In general, I am only aware of Reisz Schauder which gives a discrete set spectrum but it works only for compact operators. In this case I don't see why $L+R$ would be compact, at least directly. One thing that I thought could help was that $H^1(\mathbb{T})$ is compactly embedded in $L^2(\mathbb{T})$ but it doesn't seem to be of any help.
Any help will be appreciated. Thanks.
 A: In the following for a linear operator $T$ in $\ell^2(\Bbb Z)$, $\rho(T)$ denotes the resolvent set of $T$, i.e., the set of all $\lambda\in\Bbb C$ for which the operator $T-\lambda = T-\lambda I$ is invertible. Also, $\sigma(T)$ denotes the spectrum of $T$, i.e., $\sigma(T) = \Bbb C\setminus\rho(T)$.
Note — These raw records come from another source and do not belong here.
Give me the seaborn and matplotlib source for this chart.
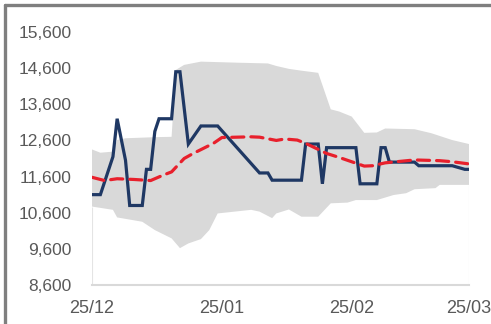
import matplotlib
matplotlib.use("Agg")
import matplotlib.pyplot as plt
import matplotlib.dates as mdates
from matplotlib.lines import Line2D
import numpy as np
import pandas as pd
import seaborn as sns

# ---- data (days counted from 25 Dec 2024) ----
start = pd.Timestamp("2024-12-25")

price_day = [0, 2, 5, 6, 8, 9, 12, 13, 14, 15, 16, 19, 20, 21, 23, 26, 30, 40, 42, 43,
             50, 51, 54, 55, 56, 63, 64, 68, 69, 70, 71, 77, 78, 86, 89, 90]
price_val = [11100, 11100, 12150, 13200, 12050, 10800, 10800, 11800, 11800, 12850,
             13200, 13200, 14500, 14500, 12500, 13000, 13000, 11700, 11700, 11500,
             11500, 12500, 12500, 11400, 12400, 12400, 11400, 11400, 12400, 12400,
             12000, 12000, 11900, 11900, 11800, 11800]

avg_day = [0, 3, 6, 10, 14, 17, 19, 22, 24, 29, 31, 38, 40, 44, 46, 49, 51, 56, 59,
           65, 67, 70, 77, 83, 86, 90]
avg_val = [11580, 11490, 11540, 11520, 11490, 11640, 11730, 12100, 12230, 12520,
           12680, 12700, 12690, 12600, 12640, 12610, 12520, 12240, 12130, 11890,
           11900, 11980, 12060, 12040, 12010, 11950]

band_hi_day = [0, 2, 5, 6, 8, 15, 19, 20, 22, 26, 35, 42, 44, 47, 50, 54, 57, 59,
               62, 65, 68, 70, 77, 81, 86, 90]
band_hi_val = [12350, 12260, 12290, 12610, 12660, 12690, 12700, 14550, 14690, 14780,
               14750, 14730, 14660, 14580, 14530, 14470, 13460, 13400, 13260, 12810,
               12820, 12930, 12910, 12800, 12610, 12500]

band_lo_day = [0, 5, 6, 12, 15, 19, 21, 23, 26, 28, 30, 34, 38, 40, 43, 44, 47, 50,
               54, 57, 61, 63, 68, 72, 75, 77, 82, 83, 90]
band_lo_val = [10770, 10680, 10470, 10350, 10120, 9890, 9620, 9750, 9870, 10120,
               10580, 10630, 10680, 10630, 10450, 10580, 10690, 10490, 10490, 10860,
               10880, 10950, 10950, 11090, 11140, 11250, 11280, 11370, 11370]

x_ticks = ["2024-12-25", "2025-01-25", "2025-02-25", "2025-03-25"]
y_ticks = [8600, 9600, 10600, 11600, 12600, 13600, 14600, 15600]


def to_dates(days):
    return start + pd.to_timedelta(days, unit="D")


price = pd.DataFrame({"date": to_dates(price_day), "value": price_val})
avg = pd.DataFrame({"date": to_dates(avg_day), "value": avg_val})

NAVY = "#1F3864"
RED = "#E8202C"
BAND = "#D9D9D9"
TEXT = "#595959"

sns.set_theme(style="white")
plt.rcParams["font.family"] = ["Liberation Sans", "DejaVu Sans"]

fig = plt.figure(figsize=(4.91, 3.24), dpi=100)
ax = fig.add_axes([92 / 491, 39 / 324, 377 / 491, 253 / 324])

# min-max range as a closed polygon
poly_x = np.concatenate([to_dates(band_hi_day).values, to_dates(band_lo_day).values[::-1]])
poly_y = np.concatenate([band_hi_val, band_lo_val[::-1]])
ax.fill(poly_x, poly_y, color=BAND, lw=0, zorder=1)

# faint edges of the range area down to the axis
edge_dates = to_dates([band_lo_day[0], band_lo_day[-1]])
ax.vlines(edge_dates, y_ticks[0], [band_lo_val[0], band_lo_val[-1]],
          colors="#E4E4E4", lw=0.8, zorder=1)

sns.lineplot(data=price, x="date", y="value", ax=ax, color=NAVY, lw=2.3,
             zorder=3, solid_joinstyle="miter")
sns.lineplot(data=avg, x="date", y="value", ax=ax, color=RED, lw=2.3,
             zorder=4, dashes=False)
ax.lines[-1].set_dashes([3.8, 2.2])
ax.lines[-1].set_dash_capstyle("round")

ax.set_xlim(pd.Timestamp(x_ticks[0]), pd.Timestamp(x_ticks[-1]))
ax.set_ylim(y_ticks[0], y_ticks[-1])
ax.set_xticks(pd.to_datetime(x_ticks))
ax.xaxis.set_major_formatter(mdates.DateFormatter("%d/%m"))
ax.set_yticks(y_ticks)
ax.set_yticklabels([f"{v:,}" for v in y_ticks])
ax.set_xlabel("")
ax.set_ylabel("")

ax.tick_params(axis="y", length=0, pad=14.5, labelsize=12.5, labelcolor=TEXT)
ax.tick_params(axis="x", length=0, pad=11, labelsize=13, labelcolor=TEXT)

for side in ["top", "right", "left"]:
    ax.spines[side].set_visible(False)
ax.spines["bottom"].set_color("#D9D9D9")
ax.spines["bottom"].set_linewidth(1.5)
ax.grid(False)
ax.set_facecolor("white")

# outer frame along the top and left
fig.add_artist(Line2D([5 / 491, 1], [1 - 5 / 324, 1 - 5 / 324],
                      transform=fig.transFigure, color="#7F7F7F", lw=2.4))
fig.add_artist(Line2D([5 / 491, 5 / 491], [0, 1 - 5 / 324],
                      transform=fig.transFigure, color="#7F7F7F", lw=2.4))

fig.savefig("out.png", dpi=100, facecolor="white")
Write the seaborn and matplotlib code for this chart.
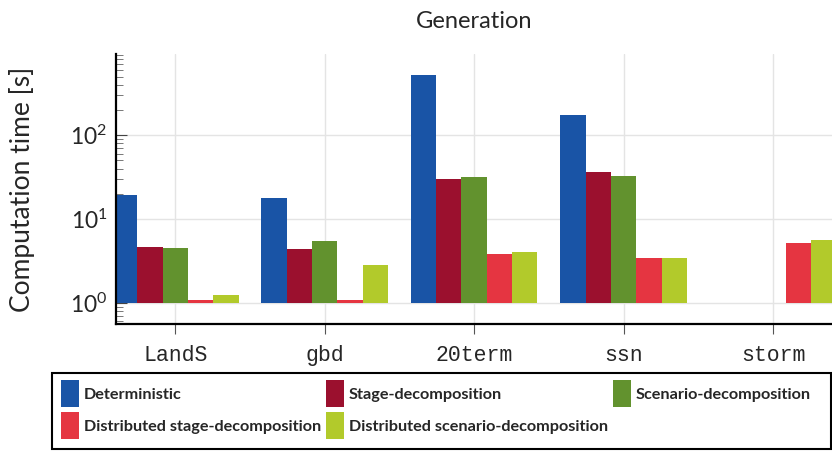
import numpy as np
import pandas as pd
import matplotlib
matplotlib.use("Agg")
import matplotlib.pyplot as plt
import seaborn as sns
from matplotlib.patches import Rectangle
from matplotlib.ticker import LogLocator, NullFormatter

categories = ["LandS", "gbd", "20term", "ssn", "storm"]
methods = [
    "Deterministic",
    "Stage-decomposition",
    "Scenario-decomposition",
    "Distributed stage-decomposition",
    "Distributed scenario-decomposition",
]
deterministic = [19.3, 17.8, 518, 173, np.nan]
stage_dec = [4.64, 4.4, 29.9, 36.3, np.nan]
scenario_dec = [4.5, 5.47, 31.6, 32.5, np.nan]
dist_stage_dec = [1.07, 1.07, 3.83, 3.43, 5.18]
dist_scenario_dec = [1.24, 2.83, 4.05, 3.43, 5.62]
colors = ["#1954A6", "#9B102E", "#62922E", "#E53541", "#B2CA2B"]

series = [deterministic, stage_dec, scenario_dec, dist_stage_dec, dist_scenario_dec]
rows = []
for m, vals in zip(methods, series):
    for c, v in zip(categories, vals):
        rows.append(dict(problem=c, method=m, time=v))
df = pd.DataFrame(rows)

sns.set_style("white")
plt.rcParams["font.family"] = ["Lato", "DejaVu Sans"]
plt.rcParams["mathtext.fontset"] = "cm"

fig = plt.figure(figsize=(8.32, 4.51), dpi=100)
ax = fig.add_axes([116 / 832, 1 - 324 / 451, 1 - 116 / 832, (324 - 54) / 451])

sns.barplot(
    data=df, x="problem", y="time", hue="method",
    order=categories, hue_order=methods, palette=colors, saturation=1,
    width=0.847, linewidth=0, ax=ax, errorbar=None,
)

# bars start at 10^0 like the original
ax.set_yscale("log")
for p in ax.patches:
    h = p.get_height()
    if np.isfinite(h):
        p.set_y(1)
        p.set_height(h - 1)

handles, labels = ax.get_legend_handles_labels()
ax.get_legend().remove()

ax.set_xlim(-0.397, 4.395)
ax.set_ylim(0.56, 930)

ax.yaxis.set_major_locator(LogLocator(base=10, numticks=10))
ax.yaxis.set_minor_locator(LogLocator(base=10, subs=np.arange(2, 10), numticks=20))
ax.yaxis.set_minor_formatter(NullFormatter())

ax.grid(True, which="major", color="#e4e4e4", linewidth=1.0)
ax.set_axisbelow(True)

for s in ["top", "right"]:
    ax.spines[s].set_visible(False)
for s in ["left", "bottom"]:
    ax.spines[s].set_color("black")
    ax.spines[s].set_linewidth(1.6)

ax.tick_params(axis="y", which="major", direction="in", length=8, width=0.8,
               color="#444444", labelsize=16.5, pad=6, left=True)
ax.tick_params(axis="y", which="minor", direction="in", length=5, width=0.7,
               color="#777777", left=True)
ax.tick_params(axis="x", which="major", direction="out", length=7, width=0.8,
               color="#555555", pad=8, bottom=True)
for lbl in ax.get_xticklabels():
    lbl.set_fontfamily("Liberation Mono")
    lbl.set_fontsize(15.5)

ax.set_xlabel("")
ax.set_ylabel("Computation time [s]", fontsize=19, labelpad=25)
ax.set_title("Generation", fontsize=17, pad=19)

# legend box drawn separately so it spans the full width like the original
fig.patches.append(Rectangle((52 / 832, 2 / 451), 779 / 832, 76 / 451,
                             transform=fig.transFigure, fill=False,
                             edgecolor="black", linewidth=1.5))

# matplotlib fills legend columns first; reorder so entries run along rows
order = [0, 3, 1, 4, 2]
leg = fig.legend(
    [handles[i] for i in order], [labels[i] for i in order],
    ncol=3, loc="upper left", bbox_to_anchor=(61 / 832, 1 - 380 / 451),
    frameon=False, borderaxespad=0, borderpad=0,
    handlelength=1.1, handleheight=2.2, handletextpad=0.3,
    labelspacing=0.3, columnspacing=0.3,
    prop=dict(family=["Lato", "DejaVu Sans"], weight="bold", size=11.7),
)

fig.savefig("out.png", dpi=100)
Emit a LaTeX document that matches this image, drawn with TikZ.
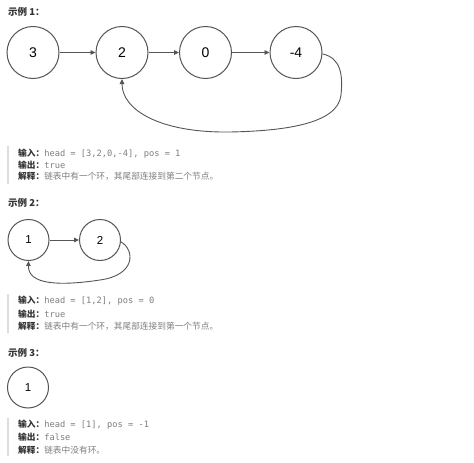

For $\lambda\in\rho(L)$ you have $L+R-\lambda = (I + R(L-\lambda)^{-1})(L-\lambda)$. We know that $\|(L-\lambda)^{-1}\| = \tfrac 1{dist(\lambda,\sigma(L))}$. So, for $dist(\lambda,\sigma(L))$ large enough (note that $\sigma(L) = \{n : n\in\Bbb Z\}$) we have $\|R(L-\lambda)^{-1}\| < 1$ and thus $L+R-\lambda$ is invertible for these $\lambda$. So, $\rho(L+R)\neq\emptyset$. Now, for $\lambda\in\rho(L+R)\cap\rho(L)$,
$$
(L+R-\lambda)^{-1} = (L-\lambda)^{-1}[I + R(L-\lambda)^{-1}]^{-1}.
$$
Now, we also (hopefully) know that $(L-\lambda)^{-1}$ is a compact operator. So $(L+R-\lambda)^{-1}$ is compact. Hence, the resolvent of $L+R$ is compact, which means that $\sigma(L+R)$ is discrete.
For part (b) invoke the Fourier transform $\mathcal F : C(\Bbb T)\to\ell^2(\Bbb Z)$.